Not appreciating my sarcasm, Betsy leaves in a huff. And I am left stewing about expenses above and beyond the budget. The expression on my face now changes into something more like Frankenstein with a toothache. Not a pretty sight.

And so it should be of no surprise to me when my son picks up on my problem. He takes one look at my face and can tell something is wrong. Eddie is a good kid. He looks after his parents. He looks into my face and without hesitating asks me what is the matter. I appreciate his asking, though I usually say that nothing is wrong and try to change the subject. My oldest son is very sensitive to the feelings and emotions of his parents. He reads us very well, not just by looking at our faces, but also by checking out our body language and listening to the tone of our voices. Eddie and his brother and sister are sensitive enough to pick up the signals their mom and dad send.

The question I ask is, can I do the same thing? Can I be as sensitive to the needs of the people around me as my children are to my emotional ups and downs? I ask this question because I think it is extremely important for me to know and understand the people around me. I want to be able to read the signs that someone is in trouble. I want to be able to spot the cry for help without a word being exchanged. Jesus said that God knows what we need even before we have asked.

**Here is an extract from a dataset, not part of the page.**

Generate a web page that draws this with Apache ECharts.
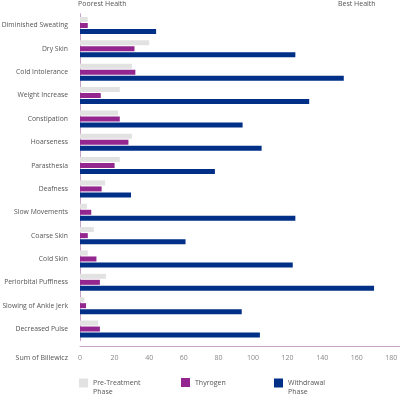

Wouldn’t it be wonderful to know the needs of my wife or my kids without their having to ask? I know that I am asking for a lot here. But how much more supportive a relationship we all would have if we could only be able to read the silent communication of the people around us.

Now I don’t really want my son to know that there are bills that we are having trouble paying. I don’t want him to be concerned about this. He is too young to be worrying about money. And I just don’t want to deal with the embarrassment of talking about this subject. But, strangely enough, I am glad he noticed. I feel good when my son comes up to me and asks me if there is anything that he can do. It feels good when people see that something is bothering me and take some time to respond to it. Showing concern for others is an important part of life. And I hope that I will show that I care for the people around me each and every day.